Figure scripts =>
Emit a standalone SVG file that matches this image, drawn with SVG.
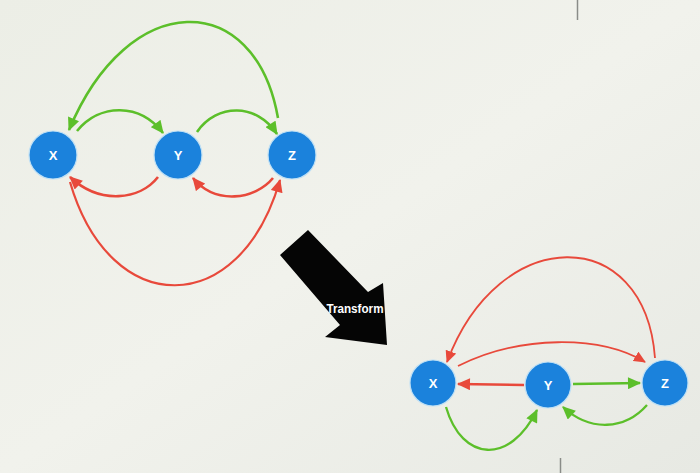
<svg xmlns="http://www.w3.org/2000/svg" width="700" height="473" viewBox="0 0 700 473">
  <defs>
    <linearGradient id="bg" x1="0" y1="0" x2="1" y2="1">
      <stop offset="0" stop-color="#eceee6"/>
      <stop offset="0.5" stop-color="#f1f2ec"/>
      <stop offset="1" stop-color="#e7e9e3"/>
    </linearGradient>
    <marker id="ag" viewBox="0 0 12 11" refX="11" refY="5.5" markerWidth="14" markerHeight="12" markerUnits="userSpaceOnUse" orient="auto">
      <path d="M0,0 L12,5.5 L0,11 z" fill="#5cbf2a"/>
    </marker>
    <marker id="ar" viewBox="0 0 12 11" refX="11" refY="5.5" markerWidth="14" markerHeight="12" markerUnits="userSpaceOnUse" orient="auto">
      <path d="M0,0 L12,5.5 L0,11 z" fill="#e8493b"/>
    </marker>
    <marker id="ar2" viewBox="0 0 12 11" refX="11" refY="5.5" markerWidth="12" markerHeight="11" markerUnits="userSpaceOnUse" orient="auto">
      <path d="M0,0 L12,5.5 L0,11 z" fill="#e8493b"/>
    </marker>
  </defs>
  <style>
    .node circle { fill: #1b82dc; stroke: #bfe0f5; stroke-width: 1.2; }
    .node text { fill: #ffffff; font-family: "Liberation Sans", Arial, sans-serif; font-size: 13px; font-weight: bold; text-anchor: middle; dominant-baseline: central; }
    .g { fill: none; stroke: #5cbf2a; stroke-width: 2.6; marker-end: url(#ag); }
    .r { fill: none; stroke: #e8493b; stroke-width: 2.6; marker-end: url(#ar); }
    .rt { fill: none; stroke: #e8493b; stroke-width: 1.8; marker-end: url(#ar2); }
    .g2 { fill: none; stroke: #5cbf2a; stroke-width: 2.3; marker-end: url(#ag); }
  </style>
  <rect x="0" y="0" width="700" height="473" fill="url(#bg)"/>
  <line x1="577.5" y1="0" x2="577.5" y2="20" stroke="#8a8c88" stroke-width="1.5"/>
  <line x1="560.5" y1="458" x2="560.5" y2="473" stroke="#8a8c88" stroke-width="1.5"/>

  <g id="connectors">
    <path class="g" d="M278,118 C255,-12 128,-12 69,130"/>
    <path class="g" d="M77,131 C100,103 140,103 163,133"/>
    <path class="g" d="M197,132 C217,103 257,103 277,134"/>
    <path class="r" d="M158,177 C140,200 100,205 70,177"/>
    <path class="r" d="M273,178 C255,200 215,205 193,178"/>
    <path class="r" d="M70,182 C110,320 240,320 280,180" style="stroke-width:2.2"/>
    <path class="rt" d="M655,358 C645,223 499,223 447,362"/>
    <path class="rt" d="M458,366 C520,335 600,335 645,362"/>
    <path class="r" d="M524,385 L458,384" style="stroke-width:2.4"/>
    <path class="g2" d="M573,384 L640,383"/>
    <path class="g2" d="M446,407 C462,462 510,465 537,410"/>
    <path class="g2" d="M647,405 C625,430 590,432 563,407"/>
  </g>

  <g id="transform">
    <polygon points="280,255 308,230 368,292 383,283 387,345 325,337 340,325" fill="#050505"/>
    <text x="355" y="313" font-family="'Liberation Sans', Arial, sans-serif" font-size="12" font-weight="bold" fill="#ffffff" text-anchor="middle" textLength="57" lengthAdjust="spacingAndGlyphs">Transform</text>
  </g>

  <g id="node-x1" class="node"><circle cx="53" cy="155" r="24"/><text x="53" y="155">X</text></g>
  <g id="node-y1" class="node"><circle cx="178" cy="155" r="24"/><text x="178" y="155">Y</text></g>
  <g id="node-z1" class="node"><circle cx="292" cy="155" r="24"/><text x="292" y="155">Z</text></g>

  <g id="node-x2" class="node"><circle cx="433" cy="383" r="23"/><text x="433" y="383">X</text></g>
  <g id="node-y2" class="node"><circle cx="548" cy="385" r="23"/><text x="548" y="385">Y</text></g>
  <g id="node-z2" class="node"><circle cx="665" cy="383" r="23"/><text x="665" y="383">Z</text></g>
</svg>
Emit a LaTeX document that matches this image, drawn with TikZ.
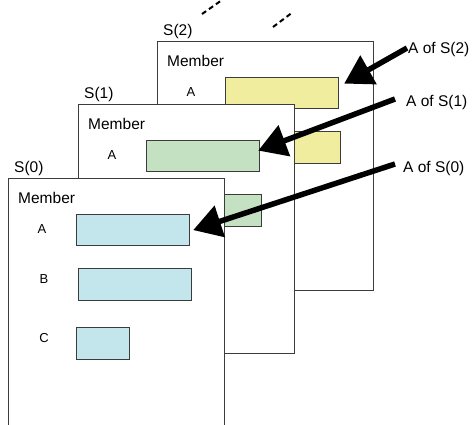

Direction =>
Repeat the material above verbatim. Leave the pictures behind.

Solution for this task =>
Emit a standalone SVG file that matches this image, drawn with SVG.
<svg xmlns="http://www.w3.org/2000/svg" width="700" height="473" viewBox="0 0 700 473">
  <defs>
    <linearGradient id="bg" x1="0" y1="0" x2="1" y2="1">
      <stop offset="0" stop-color="#eceee6"/>
      <stop offset="0.5" stop-color="#f1f2ec"/>
      <stop offset="1" stop-color="#e7e9e3"/>
    </linearGradient>
    <marker id="ag" viewBox="0 0 12 11" refX="11" refY="5.5" markerWidth="14" markerHeight="12" markerUnits="userSpaceOnUse" orient="auto">
      <path d="M0,0 L12,5.5 L0,11 z" fill="#5cbf2a"/>
    </marker>
    <marker id="ar" viewBox="0 0 12 11" refX="11" refY="5.5" markerWidth="14" markerHeight="12" markerUnits="userSpaceOnUse" orient="auto">
      <path d="M0,0 L12,5.5 L0,11 z" fill="#e8493b"/>
    </marker>
    <marker id="ar2" viewBox="0 0 12 11" refX="11" refY="5.5" markerWidth="12" markerHeight="11" markerUnits="userSpaceOnUse" orient="auto">
      <path d="M0,0 L12,5.5 L0,11 z" fill="#e8493b"/>
    </marker>
  </defs>
  <style>
    .node circle { fill: #1b82dc; stroke: #bfe0f5; stroke-width: 1.2; }
    .node text { fill: #ffffff; font-family: "Liberation Sans", Arial, sans-serif; font-size: 13px; font-weight: bold; text-anchor: middle; dominant-baseline: central; }
    .g { fill: none; stroke: #5cbf2a; stroke-width: 2.6; marker-end: url(#ag); }
    .r { fill: none; stroke: #e8493b; stroke-width: 2.6; marker-end: url(#ar); }
    .rt { fill: none; stroke: #e8493b; stroke-width: 1.8; marker-end: url(#ar2); }
    .g2 { fill: none; stroke: #5cbf2a; stroke-width: 2.3; marker-end: url(#ag); }
  </style>
  <rect x="0" y="0" width="700" height="473" fill="url(#bg)"/>
  <line x1="577.5" y1="0" x2="577.5" y2="20" stroke="#8a8c88" stroke-width="1.5"/>
  <line x1="560.5" y1="458" x2="560.5" y2="473" stroke="#8a8c88" stroke-width="1.5"/>

  <g id="connectors">
    <path class="g" d="M278,118 C255,-12 128,-12 69,130"/>
    <path class="g" d="M77,131 C100,103 140,103 163,133"/>
    <path class="g" d="M197,132 C217,103 257,103 277,134"/>
    <path class="r" d="M158,177 C140,200 100,205 70,177"/>
    <path class="r" d="M273,178 C255,200 215,205 193,178"/>
    <path class="r" d="M70,182 C110,320 240,320 280,180" style="stroke-width:2.2"/>
    <path class="rt" d="M655,358 C645,223 499,223 447,362"/>
    <path class="rt" d="M458,366 C520,335 600,335 645,362"/>
    <path class="r" d="M524,385 L458,384" style="stroke-width:2.4"/>
    <path class="g2" d="M573,384 L640,383"/>
    <path class="g2" d="M446,407 C462,462 510,465 537,410"/>
    <path class="g2" d="M647,405 C625,430 590,432 563,407"/>
  </g>

  <g id="transform">
    <polygon points="280,255 308,230 368,292 383,283 387,345 325,337 340,325" fill="#050505"/>
    <text x="355" y="313" font-family="'Liberation Sans', Arial, sans-serif" font-size="12" font-weight="bold" fill="#ffffff" text-anchor="middle" textLength="57" lengthAdjust="spacingAndGlyphs">Transform</text>
  </g>

  <g id="node-x1" class="node"><circle cx="53" cy="155" r="24"/><text x="53" y="155">X</text></g>
  <g id="node-y1" class="node"><circle cx="178" cy="155" r="24"/><text x="178" y="155">Y</text></g>
  <g id="node-z1" class="node"><circle cx="292" cy="155" r="24"/><text x="292" y="155">Z</text></g>

  <g id="node-x2" class="node"><circle cx="433" cy="383" r="23"/><text x="433" y="383">X</text></g>
  <g id="node-y2" class="node"><circle cx="548" cy="385" r="23"/><text x="548" y="385">Y</text></g>
  <g id="node-z2" class="node"><circle cx="665" cy="383" r="23"/><text x="665" y="383">Z</text></g>
</svg>
Emit a LaTeX document that matches this image, drawn with TikZ.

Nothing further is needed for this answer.